Is this the turning point? If this sounds all a little grand, that’s because it is; and it is why although the headlines read well this morning, the text of the story is one that we’ve read before. Could this time be different? Quite possibly. The steps taken by Chinese Vice Premier Liu He and US Treasury Secretary Stephen Mnuchin to re-engage in talks is a considerable step forward, ahead of what is a planned meeting between the two nation’s Presidents, US President Donald Trump and Chinese President Xi Jinping, at the sidelines of this month’s G20. And the news that UK Prime Minister May has effectively secured a deal with her European Counterparts – one that includes an Anglo-friendly outcome on the Irish border, it’s been reported – bares the signs that (at the very least) the British and Europeans are on the same page.

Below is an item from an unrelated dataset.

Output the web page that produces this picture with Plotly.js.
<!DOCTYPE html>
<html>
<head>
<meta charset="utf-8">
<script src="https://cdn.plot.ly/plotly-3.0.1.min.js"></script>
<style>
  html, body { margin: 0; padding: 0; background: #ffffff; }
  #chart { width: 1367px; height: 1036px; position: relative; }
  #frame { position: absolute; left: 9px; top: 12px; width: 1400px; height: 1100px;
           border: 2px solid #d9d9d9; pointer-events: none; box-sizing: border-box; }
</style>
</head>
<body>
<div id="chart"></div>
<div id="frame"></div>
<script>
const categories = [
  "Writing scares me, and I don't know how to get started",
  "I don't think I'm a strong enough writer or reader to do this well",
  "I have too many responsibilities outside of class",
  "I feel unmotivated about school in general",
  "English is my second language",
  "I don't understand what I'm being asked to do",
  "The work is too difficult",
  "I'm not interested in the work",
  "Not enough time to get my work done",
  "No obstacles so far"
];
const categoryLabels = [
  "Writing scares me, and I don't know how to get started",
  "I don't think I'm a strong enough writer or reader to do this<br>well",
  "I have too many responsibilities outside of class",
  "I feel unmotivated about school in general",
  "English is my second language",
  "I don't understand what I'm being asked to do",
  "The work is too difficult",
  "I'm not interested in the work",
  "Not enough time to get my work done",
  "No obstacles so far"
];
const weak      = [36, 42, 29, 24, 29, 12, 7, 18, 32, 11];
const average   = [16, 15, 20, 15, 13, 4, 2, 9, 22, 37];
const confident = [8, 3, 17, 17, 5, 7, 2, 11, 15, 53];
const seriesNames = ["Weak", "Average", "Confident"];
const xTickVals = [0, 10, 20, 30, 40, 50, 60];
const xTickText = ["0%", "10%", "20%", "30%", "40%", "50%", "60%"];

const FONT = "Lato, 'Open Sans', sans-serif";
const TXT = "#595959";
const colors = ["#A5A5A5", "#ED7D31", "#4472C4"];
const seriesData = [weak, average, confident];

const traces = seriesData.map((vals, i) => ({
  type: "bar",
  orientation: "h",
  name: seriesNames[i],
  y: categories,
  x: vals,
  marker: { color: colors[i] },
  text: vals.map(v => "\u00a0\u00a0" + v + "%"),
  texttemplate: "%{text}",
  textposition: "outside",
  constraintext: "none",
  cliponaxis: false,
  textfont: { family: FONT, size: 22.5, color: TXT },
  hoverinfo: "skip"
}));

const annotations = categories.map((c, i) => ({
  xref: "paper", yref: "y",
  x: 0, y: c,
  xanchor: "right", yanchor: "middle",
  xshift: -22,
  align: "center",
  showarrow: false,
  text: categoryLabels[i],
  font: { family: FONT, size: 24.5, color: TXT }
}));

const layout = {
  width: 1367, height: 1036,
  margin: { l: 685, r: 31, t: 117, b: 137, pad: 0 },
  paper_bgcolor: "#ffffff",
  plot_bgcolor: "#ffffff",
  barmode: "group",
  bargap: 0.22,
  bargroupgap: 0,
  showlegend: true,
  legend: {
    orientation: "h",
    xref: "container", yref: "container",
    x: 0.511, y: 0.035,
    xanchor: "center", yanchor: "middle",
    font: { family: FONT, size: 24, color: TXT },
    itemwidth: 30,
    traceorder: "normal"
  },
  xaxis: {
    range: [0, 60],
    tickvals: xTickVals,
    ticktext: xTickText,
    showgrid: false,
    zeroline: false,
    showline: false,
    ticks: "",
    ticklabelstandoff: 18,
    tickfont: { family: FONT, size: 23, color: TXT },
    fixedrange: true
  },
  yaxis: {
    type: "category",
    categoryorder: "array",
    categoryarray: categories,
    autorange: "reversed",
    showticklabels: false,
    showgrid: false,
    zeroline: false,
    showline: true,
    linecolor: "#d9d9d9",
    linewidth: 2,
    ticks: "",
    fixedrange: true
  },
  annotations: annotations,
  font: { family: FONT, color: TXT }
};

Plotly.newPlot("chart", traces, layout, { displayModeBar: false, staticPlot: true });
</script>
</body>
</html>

A long way to go: Nevertheless, there is an amplitude to cover for the negotiating teams on all sides relating to both respective issues to feel comfortable that, this time around, this is the true beginning of the end. The political machinations driving both matters forward are occurring (naturally) behind closed doors – away from the prying eyes of the press and the public. For all we know, both or either one of the conflicts may be well advanced towards a resolution. From what has simply been reported thus far however, little has materially changed – at least for now. Even when stripping aside the important point that even if these issues were to disappear, the bigger fundamental challenges facing financial markets would remain, the very many sticking points to arrive at an end in the Trade War or Brexit means that turbulence inevitably lies ahead, whatever the outcome.

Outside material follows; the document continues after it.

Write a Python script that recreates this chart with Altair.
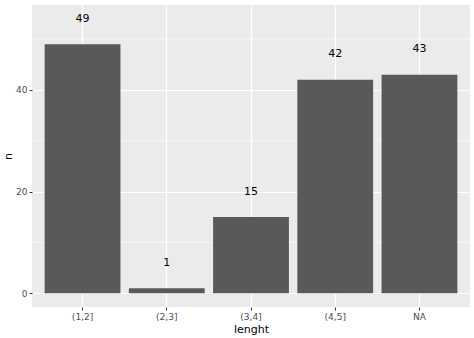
import altair as alt
import pandas as pd

categories = ["(1,2]", "(2,3]", "(3,4]", "(4,5]", "NA"]
counts = [49, 1, 15, 42, 43]
major_breaks = [0, 20, 40]
minor_breaks = [10, 30, 50]

df = pd.DataFrame({"lenght": categories, "n": counts})
minor_df = pd.DataFrame({"v": minor_breaks})

yscale = alt.Scale(domain=[-2.7, 56.7], nice=False, zero=False)
xscale = alt.Scale(domain=categories, paddingInner=0.1, paddingOuter=0.15)

base = alt.Chart(df)

minor = alt.Chart(minor_df).mark_rule(color="white", strokeWidth=0.6).encode(
    y=alt.Y("v:Q", scale=yscale)
)

bars = base.mark_bar(color="#595959").encode(
    x=alt.X("lenght:N", scale=xscale, sort=categories,
            axis=alt.Axis(title="lenght", labelAngle=0, bandPosition=0.5,
                          grid=True, gridColor="white", gridWidth=1.2,
                          domain=False, tickColor="#333333", tickSize=3,
                          tickWidth=1, labelColor="#4D4D4D", labelFontSize=9,
                          labelPadding=2, titleFontSize=11, titleColor="black",
                          titleFontWeight="normal", titlePadding=2,
                          labelFont="DejaVu Sans", titleFont="DejaVu Sans")),
    y=alt.Y("n:Q", scale=yscale,
            axis=alt.Axis(title="n", values=major_breaks, grid=True,
                          gridColor="white", gridWidth=1.2, domain=False,
                          tickColor="#333333", tickSize=3, tickWidth=1,
                          labelColor="#4D4D4D", labelFontSize=9, labelPadding=2,
                          titleFontSize=11, titleColor="black",
                          titleFontWeight="normal", titlePadding=2,
                          labelFont="DejaVu Sans", titleFont="DejaVu Sans")),
)

labels = base.transform_calculate(ly="datum.n + 5").mark_text(
    color="black", fontSize=11, baseline="middle", font="DejaVu Sans"
).encode(
    x=alt.X("lenght:N", scale=xscale, sort=categories),
    y=alt.Y("ly:Q", scale=yscale),
    text="n:Q",
)

chart = alt.layer(minor, bars, labels).properties(
    width=438, height=302,
    autosize=alt.AutoSizeParams(type="none"),
    padding={"left": 32, "top": 5, "right": 4, "bottom": 31},
    background="white",
).configure_view(fill="#EBEBEB", stroke=None)

chart.save("out.html", embed_options={"renderer": "svg", "actions": False})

Asian action: The price action in markets, as it evolved throughout global trade, apparently reflects this notion. When the news broke about a possible step forward in negotiations between the Chinese and Americans, China’s equities flew, erasing a one per cent loss to close day one per cent higher. The Yuan – a better barometer– pared its losses to trade back at the 6.95 handle, and the Australian Dollar rallied above 0.7200 and the New Zealand Dollar paid a visit above 0.6750. The Nikkei, which had been down by 3-and-a-half per cent on less than one per cent breadth, rallied to contain losses to – a still considerable – 2 per cent, courtesy, in part, to a fall in the Yen to 114.00 resistance.
European follow-through: Futures markets also turned to price in the relief-pop across US and European equities, and as news filtered through about the potential Brexit-deal during European trade, traders hit the buy button. The DAX, which would have certainly fed on the prospect of reduced tensions between the US and China, added 1.30 per cent, and the Eurostoxx 50 gained 0.96 per cent for the day. The FTSE100, it must be said, only managed to register a flat finish for the session; but this was largely due to the rally in the Pound. The GBP/USD rallied above the 1.30 handle briefly and the EUR/USD pushed above 1.1250, forcing the USD to recede from its 18-month highs – a dynamic that also saw commodities generally turn higher for a period.
Wall Street fizzle: Flash forward to this moment (or really, to the moment at which this is being written): US equities are entering the final hour of trade having erased the gains attained in early trade. As has been described, the attractive headlines about the Trade War and Brexit have proven not enough to change the fundamental landscape, for now. The VIX remains hovering just below the 20-level, and a general sense of risk aversion has pushed the yield on 10 Year US Treasuries back to 3.14 per cent. Another day of losses for oil, that has seen the price of Brent Crude plunge to $US65.14, has also been blamed for the poor showing for US stocks. In a choppy end to the session caused by below average volume, the Dow Jones is down around 0.5 per cent, the S&P500 is down 0.2 per cent, while an early tech-bounce has (thus far) supported a flat day for the NASDAQ.
Australia today: SPI futures have followed US indices down at the back end of the North American session, indicating that now the ASX200 is expecting a more-or-less flat open. It was another wipe out for the local market yesterday, with the Australian share market closing 1.8 per cent lower, led by losses in the healthcare and information technology sector. A handful of companies going ex-dividend, including heavy weight Westpac, certainly exacerbated he ASX200’s fall, however a breadth of 10 per cent shows this was a widespread sell-off.
Australian trade could prove to be eventful today following Wall Street’s lead. The economic calendar is robust: locally, Wage Price Index data is released, while abroad, Chinese Fixed Asset Investment and Industrial Production data is printed. The Australian Dollar is exposed to downside in the event these three releases underwhelm – 0.7150 is a realistic level of support to watch for – and the ASX200 appears vulnerable to break below a key level at 5820, if Wall Street’s selling follows through.